Rows from a dataset of charts and code
▼▼▼

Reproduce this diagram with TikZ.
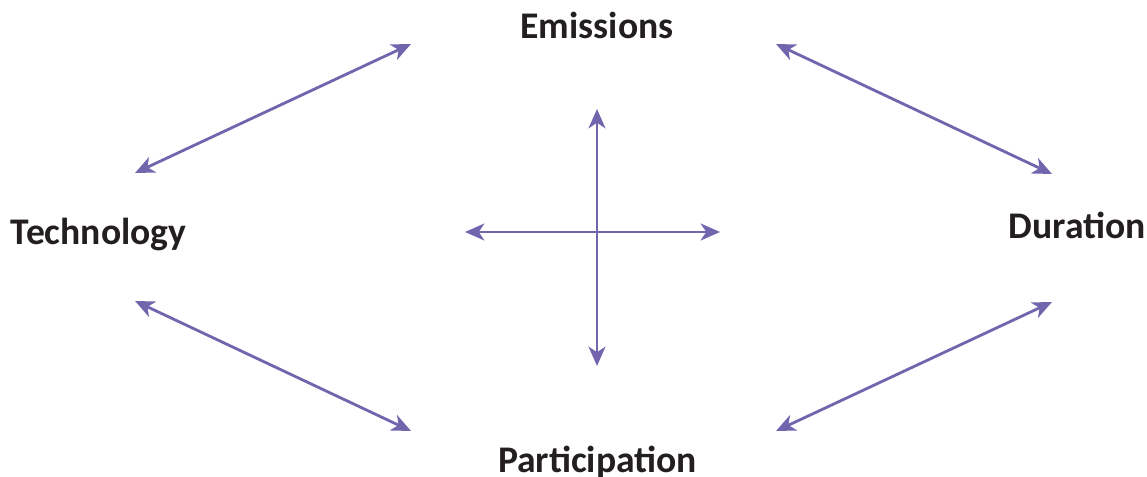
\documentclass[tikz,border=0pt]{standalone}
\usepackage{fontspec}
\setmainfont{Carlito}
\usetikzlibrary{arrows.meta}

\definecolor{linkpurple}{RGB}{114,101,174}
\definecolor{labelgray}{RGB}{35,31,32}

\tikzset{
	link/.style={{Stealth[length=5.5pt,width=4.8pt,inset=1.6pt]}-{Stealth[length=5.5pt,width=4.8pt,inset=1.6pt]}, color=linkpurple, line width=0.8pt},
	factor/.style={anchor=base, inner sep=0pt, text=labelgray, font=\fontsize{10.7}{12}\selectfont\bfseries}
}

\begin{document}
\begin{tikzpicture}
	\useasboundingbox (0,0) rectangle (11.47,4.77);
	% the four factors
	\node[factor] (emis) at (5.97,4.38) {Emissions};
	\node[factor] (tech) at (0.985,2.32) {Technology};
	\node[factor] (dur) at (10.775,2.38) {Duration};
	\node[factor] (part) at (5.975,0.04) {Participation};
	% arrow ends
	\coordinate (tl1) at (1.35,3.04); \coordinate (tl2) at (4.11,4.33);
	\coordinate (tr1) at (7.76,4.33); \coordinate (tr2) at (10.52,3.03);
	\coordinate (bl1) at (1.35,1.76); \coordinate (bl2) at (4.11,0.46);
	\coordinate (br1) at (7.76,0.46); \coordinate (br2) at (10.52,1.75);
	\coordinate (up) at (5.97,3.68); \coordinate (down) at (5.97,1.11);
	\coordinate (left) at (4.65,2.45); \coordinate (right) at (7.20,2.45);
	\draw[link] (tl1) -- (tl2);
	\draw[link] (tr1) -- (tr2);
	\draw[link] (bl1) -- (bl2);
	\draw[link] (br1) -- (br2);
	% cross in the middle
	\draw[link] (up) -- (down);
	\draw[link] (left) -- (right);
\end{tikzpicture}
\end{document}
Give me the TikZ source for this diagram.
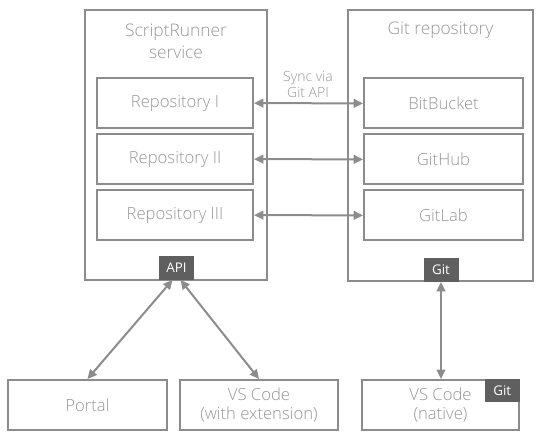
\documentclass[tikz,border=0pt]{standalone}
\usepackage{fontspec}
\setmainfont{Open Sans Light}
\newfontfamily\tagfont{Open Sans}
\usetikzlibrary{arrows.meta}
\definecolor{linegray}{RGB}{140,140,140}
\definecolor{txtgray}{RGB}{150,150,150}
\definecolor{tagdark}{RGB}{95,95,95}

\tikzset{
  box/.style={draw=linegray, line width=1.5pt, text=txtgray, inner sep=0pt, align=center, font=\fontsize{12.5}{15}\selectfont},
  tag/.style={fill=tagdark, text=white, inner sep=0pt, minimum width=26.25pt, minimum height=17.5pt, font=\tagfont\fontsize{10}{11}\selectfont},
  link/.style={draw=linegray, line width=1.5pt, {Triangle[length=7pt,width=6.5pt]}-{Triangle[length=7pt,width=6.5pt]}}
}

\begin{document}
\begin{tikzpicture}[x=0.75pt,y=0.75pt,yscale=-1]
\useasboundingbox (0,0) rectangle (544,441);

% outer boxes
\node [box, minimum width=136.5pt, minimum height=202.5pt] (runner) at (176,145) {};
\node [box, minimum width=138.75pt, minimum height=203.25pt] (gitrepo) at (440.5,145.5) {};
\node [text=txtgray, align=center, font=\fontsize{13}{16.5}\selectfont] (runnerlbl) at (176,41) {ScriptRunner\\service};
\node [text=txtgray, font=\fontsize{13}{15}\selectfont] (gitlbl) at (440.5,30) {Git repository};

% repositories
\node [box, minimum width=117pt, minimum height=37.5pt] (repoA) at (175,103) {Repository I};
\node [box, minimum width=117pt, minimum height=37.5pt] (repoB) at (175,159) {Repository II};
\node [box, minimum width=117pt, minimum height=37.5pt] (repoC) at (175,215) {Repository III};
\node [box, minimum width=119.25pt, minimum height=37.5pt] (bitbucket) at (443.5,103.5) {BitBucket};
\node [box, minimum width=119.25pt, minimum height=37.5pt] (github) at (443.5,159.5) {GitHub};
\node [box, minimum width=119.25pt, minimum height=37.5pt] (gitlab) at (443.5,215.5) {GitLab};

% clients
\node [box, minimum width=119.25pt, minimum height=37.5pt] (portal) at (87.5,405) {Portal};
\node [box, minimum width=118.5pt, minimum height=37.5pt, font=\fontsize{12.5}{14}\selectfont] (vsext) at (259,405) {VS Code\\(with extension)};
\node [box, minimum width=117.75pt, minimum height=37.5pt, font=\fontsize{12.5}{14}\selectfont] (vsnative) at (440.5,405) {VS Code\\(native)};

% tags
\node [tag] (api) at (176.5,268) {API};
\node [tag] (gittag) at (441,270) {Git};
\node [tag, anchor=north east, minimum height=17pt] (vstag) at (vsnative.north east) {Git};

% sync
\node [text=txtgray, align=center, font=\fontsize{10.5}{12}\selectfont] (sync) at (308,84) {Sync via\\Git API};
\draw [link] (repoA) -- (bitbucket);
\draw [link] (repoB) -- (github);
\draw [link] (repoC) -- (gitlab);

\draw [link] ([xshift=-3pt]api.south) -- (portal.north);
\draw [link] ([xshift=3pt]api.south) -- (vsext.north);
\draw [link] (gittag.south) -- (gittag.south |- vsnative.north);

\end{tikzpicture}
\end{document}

▲▲▲

• Exercise details
Copy every record character for character. Skip the pictures.

• Answer for the task
Reproduce this diagram with TikZ.
\documentclass[tikz,border=0pt]{standalone}
\usepackage{fontspec}
\setmainfont{Carlito}
\usetikzlibrary{arrows.meta}

\definecolor{linkpurple}{RGB}{114,101,174}
\definecolor{labelgray}{RGB}{35,31,32}

\tikzset{
	link/.style={{Stealth[length=5.5pt,width=4.8pt,inset=1.6pt]}-{Stealth[length=5.5pt,width=4.8pt,inset=1.6pt]}, color=linkpurple, line width=0.8pt},
	factor/.style={anchor=base, inner sep=0pt, text=labelgray, font=\fontsize{10.7}{12}\selectfont\bfseries}
}

\begin{document}
\begin{tikzpicture}
	\useasboundingbox (0,0) rectangle (11.47,4.77);
	% the four factors
	\node[factor] (emis) at (5.97,4.38) {Emissions};
	\node[factor] (tech) at (0.985,2.32) {Technology};
	\node[factor] (dur) at (10.775,2.38) {Duration};
	\node[factor] (part) at (5.975,0.04) {Participation};
	% arrow ends
	\coordinate (tl1) at (1.35,3.04); \coordinate (tl2) at (4.11,4.33);
	\coordinate (tr1) at (7.76,4.33); \coordinate (tr2) at (10.52,3.03);
	\coordinate (bl1) at (1.35,1.76); \coordinate (bl2) at (4.11,0.46);
	\coordinate (br1) at (7.76,0.46); \coordinate (br2) at (10.52,1.75);
	\coordinate (up) at (5.97,3.68); \coordinate (down) at (5.97,1.11);
	\coordinate (left) at (4.65,2.45); \coordinate (right) at (7.20,2.45);
	\draw[link] (tl1) -- (tl2);
	\draw[link] (tr1) -- (tr2);
	\draw[link] (bl1) -- (bl2);
	\draw[link] (br1) -- (br2);
	% cross in the middle
	\draw[link] (up) -- (down);
	\draw[link] (left) -- (right);
\end{tikzpicture}
\end{document}
Give me the TikZ source for this diagram.
\documentclass[tikz,border=0pt]{standalone}
\usepackage{fontspec}
\setmainfont{Open Sans Light}
\newfontfamily\tagfont{Open Sans}
\usetikzlibrary{arrows.meta}
\definecolor{linegray}{RGB}{140,140,140}
\definecolor{txtgray}{RGB}{150,150,150}
\definecolor{tagdark}{RGB}{95,95,95}

\tikzset{
  box/.style={draw=linegray, line width=1.5pt, text=txtgray, inner sep=0pt, align=center, font=\fontsize{12.5}{15}\selectfont},
  tag/.style={fill=tagdark, text=white, inner sep=0pt, minimum width=26.25pt, minimum height=17.5pt, font=\tagfont\fontsize{10}{11}\selectfont},
  link/.style={draw=linegray, line width=1.5pt, {Triangle[length=7pt,width=6.5pt]}-{Triangle[length=7pt,width=6.5pt]}}
}

\begin{document}
\begin{tikzpicture}[x=0.75pt,y=0.75pt,yscale=-1]
\useasboundingbox (0,0) rectangle (544,441);

% outer boxes
\node [box, minimum width=136.5pt, minimum height=202.5pt] (runner) at (176,145) {};
\node [box, minimum width=138.75pt, minimum height=203.25pt] (gitrepo) at (440.5,145.5) {};
\node [text=txtgray, align=center, font=\fontsize{13}{16.5}\selectfont] (runnerlbl) at (176,41) {ScriptRunner\\service};
\node [text=txtgray, font=\fontsize{13}{15}\selectfont] (gitlbl) at (440.5,30) {Git repository};

% repositories
\node [box, minimum width=117pt, minimum height=37.5pt] (repoA) at (175,103) {Repository I};
\node [box, minimum width=117pt, minimum height=37.5pt] (repoB) at (175,159) {Repository II};
\node [box, minimum width=117pt, minimum height=37.5pt] (repoC) at (175,215) {Repository III};
\node [box, minimum width=119.25pt, minimum height=37.5pt] (bitbucket) at (443.5,103.5) {BitBucket};
\node [box, minimum width=119.25pt, minimum height=37.5pt] (github) at (443.5,159.5) {GitHub};
\node [box, minimum width=119.25pt, minimum height=37.5pt] (gitlab) at (443.5,215.5) {GitLab};

% clients
\node [box, minimum width=119.25pt, minimum height=37.5pt] (portal) at (87.5,405) {Portal};
\node [box, minimum width=118.5pt, minimum height=37.5pt, font=\fontsize{12.5}{14}\selectfont] (vsext) at (259,405) {VS Code\\(with extension)};
\node [box, minimum width=117.75pt, minimum height=37.5pt, font=\fontsize{12.5}{14}\selectfont] (vsnative) at (440.5,405) {VS Code\\(native)};

% tags
\node [tag] (api) at (176.5,268) {API};
\node [tag] (gittag) at (441,270) {Git};
\node [tag, anchor=north east, minimum height=17pt] (vstag) at (vsnative.north east) {Git};

% sync
\node [text=txtgray, align=center, font=\fontsize{10.5}{12}\selectfont] (sync) at (308,84) {Sync via\\Git API};
\draw [link] (repoA) -- (bitbucket);
\draw [link] (repoB) -- (github);
\draw [link] (repoC) -- (gitlab);

\draw [link] ([xshift=-3pt]api.south) -- (portal.north);
\draw [link] ([xshift=3pt]api.south) -- (vsext.north);
\draw [link] (gittag.south) -- (gittag.south |- vsnative.north);

\end{tikzpicture}
\end{document}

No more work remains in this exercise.